一回目は、キリストは、人間の原罪を贖うために死んだわけですが、今度は人間のいかなる罪を贖うために死んだのか、ということです。
ここから先にこそ、『2012』の本当のテーマが隠されているのです。
私の言葉で語らせていただけば、キリストたる米大統領は、米国民が、米国がタテマエとして掲げるアングロサクソン的理念に反し、人種主義的帝国主義と市場原理主義をホンネでは追求し、米国が世界覇権国となることで、全世界をかかるホンネで汚染した、という原罪を贖って死ぬのです。
つまり、エメリッヒは、米国大衆に対し、ディスペンショナリストを前衛とする米国のキリスト教原理主義者が広汎に抱いている人種主義的帝国主義・・黒人差別は止めたかもしれないが、ユダヤ人の逆差別やキリスト教原理主義者の逆差別という人種主義の変形が維持されている・・と市場原理主義は誤りであることを密かに訴えようとしている、というのが私の解釈なのです。
いくら何でも穿ち過ぎだろうって?
いや、決してそんなことありませんよ。
かかる基準による「信心者」と「不信心者」への選別に異議申し立てをする、米国人とチベット人の二組の家族をエメリッヒが登場させたことが、この解釈の裏付けです。

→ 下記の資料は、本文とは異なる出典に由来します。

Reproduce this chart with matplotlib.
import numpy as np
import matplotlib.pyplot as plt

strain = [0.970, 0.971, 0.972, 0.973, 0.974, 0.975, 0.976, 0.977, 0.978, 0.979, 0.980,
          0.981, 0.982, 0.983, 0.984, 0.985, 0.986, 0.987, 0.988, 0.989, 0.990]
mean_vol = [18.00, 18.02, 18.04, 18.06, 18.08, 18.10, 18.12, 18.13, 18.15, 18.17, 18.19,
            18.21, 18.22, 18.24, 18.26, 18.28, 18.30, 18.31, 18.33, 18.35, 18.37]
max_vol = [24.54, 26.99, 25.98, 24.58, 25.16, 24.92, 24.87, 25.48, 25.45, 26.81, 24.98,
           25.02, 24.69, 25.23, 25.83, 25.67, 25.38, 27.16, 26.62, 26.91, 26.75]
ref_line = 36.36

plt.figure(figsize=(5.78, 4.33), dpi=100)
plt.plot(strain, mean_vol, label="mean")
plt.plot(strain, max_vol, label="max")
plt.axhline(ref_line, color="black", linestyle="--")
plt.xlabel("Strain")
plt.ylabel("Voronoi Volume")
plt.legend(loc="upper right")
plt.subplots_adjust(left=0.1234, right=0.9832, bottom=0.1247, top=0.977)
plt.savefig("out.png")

エメリッヒは、注意深く米国人家族の父親を、この映画の主人公格で登場させることで、米国人大衆の気持ちをここでもくすぐると同時に、韜晦を施していると考えられます。
彼等は、家族愛というまことに人間的な、というより動物的な理念を体現して、選別に異議申し立てをするわけです。

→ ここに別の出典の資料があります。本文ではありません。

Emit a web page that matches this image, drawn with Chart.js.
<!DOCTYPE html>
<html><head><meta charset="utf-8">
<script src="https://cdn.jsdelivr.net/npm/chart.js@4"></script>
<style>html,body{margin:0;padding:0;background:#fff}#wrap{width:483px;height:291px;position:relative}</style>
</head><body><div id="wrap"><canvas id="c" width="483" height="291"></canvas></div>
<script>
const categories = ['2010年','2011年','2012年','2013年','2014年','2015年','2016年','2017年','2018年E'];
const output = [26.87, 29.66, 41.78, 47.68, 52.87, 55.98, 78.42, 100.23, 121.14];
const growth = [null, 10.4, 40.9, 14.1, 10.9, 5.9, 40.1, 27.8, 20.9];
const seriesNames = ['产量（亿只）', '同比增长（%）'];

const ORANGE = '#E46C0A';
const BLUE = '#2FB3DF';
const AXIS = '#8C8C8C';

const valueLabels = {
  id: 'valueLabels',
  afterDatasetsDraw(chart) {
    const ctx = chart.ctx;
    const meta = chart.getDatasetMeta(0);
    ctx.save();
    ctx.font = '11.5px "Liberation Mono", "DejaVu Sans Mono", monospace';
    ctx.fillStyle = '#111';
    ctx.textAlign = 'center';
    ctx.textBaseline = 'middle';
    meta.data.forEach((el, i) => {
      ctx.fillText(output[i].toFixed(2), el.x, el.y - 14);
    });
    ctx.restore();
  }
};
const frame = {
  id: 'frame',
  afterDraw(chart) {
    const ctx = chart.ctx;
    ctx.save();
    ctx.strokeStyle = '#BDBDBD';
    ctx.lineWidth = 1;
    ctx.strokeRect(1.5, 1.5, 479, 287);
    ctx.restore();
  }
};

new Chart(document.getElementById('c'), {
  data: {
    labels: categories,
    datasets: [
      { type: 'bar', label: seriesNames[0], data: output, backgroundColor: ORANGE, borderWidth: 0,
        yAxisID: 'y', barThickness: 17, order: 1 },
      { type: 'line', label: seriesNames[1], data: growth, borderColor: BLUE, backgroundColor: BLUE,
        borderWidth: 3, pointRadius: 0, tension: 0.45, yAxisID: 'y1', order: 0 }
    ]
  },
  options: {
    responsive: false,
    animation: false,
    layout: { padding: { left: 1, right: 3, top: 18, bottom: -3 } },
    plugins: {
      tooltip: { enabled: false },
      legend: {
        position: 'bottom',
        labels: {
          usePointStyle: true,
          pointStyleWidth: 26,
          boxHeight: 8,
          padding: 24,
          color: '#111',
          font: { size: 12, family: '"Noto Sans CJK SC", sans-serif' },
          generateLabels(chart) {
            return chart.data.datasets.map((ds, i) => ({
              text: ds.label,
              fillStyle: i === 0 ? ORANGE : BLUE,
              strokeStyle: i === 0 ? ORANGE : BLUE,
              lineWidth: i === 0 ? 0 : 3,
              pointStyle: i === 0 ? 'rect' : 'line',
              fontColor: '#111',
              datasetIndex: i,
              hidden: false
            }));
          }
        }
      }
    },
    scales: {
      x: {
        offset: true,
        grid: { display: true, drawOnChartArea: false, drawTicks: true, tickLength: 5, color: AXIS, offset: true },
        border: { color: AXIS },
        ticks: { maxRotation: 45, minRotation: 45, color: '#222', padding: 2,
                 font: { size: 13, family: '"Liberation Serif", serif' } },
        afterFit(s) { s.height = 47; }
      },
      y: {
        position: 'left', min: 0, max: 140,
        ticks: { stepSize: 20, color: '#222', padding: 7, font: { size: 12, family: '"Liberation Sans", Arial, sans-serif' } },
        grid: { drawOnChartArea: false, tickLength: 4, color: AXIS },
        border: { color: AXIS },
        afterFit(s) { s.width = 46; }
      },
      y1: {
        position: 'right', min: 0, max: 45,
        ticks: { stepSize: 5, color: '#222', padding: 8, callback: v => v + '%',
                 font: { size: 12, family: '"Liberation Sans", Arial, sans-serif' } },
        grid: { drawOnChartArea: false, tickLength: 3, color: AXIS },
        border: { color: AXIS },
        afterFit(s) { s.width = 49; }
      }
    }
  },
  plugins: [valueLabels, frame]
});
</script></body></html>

しかし、彼等を現実に救うのが、異議申し立てという点では同じでも、彼等よりはるかに高次元の博愛的理念を発露することとなるチベット人家族・・その中にはチベット仏教の高僧の薫陶を受けた僧侶も含まれている・・であることは実にイミシンです。
つまり、人類の未来は、キリスト教的な物の考え方ではなく、仏教的な物の考え方を信奉する人々のものである、とエメリッヒは示唆している、と考えられるのです。
視覚的にものすごい超大作娯楽映画に、このような深刻なテーマを密かに組み込むなどという曲芸的離れ業は、エメリッヒが米国の異邦人であるからこそ思いつき、実行に移すことができたのでしょうね。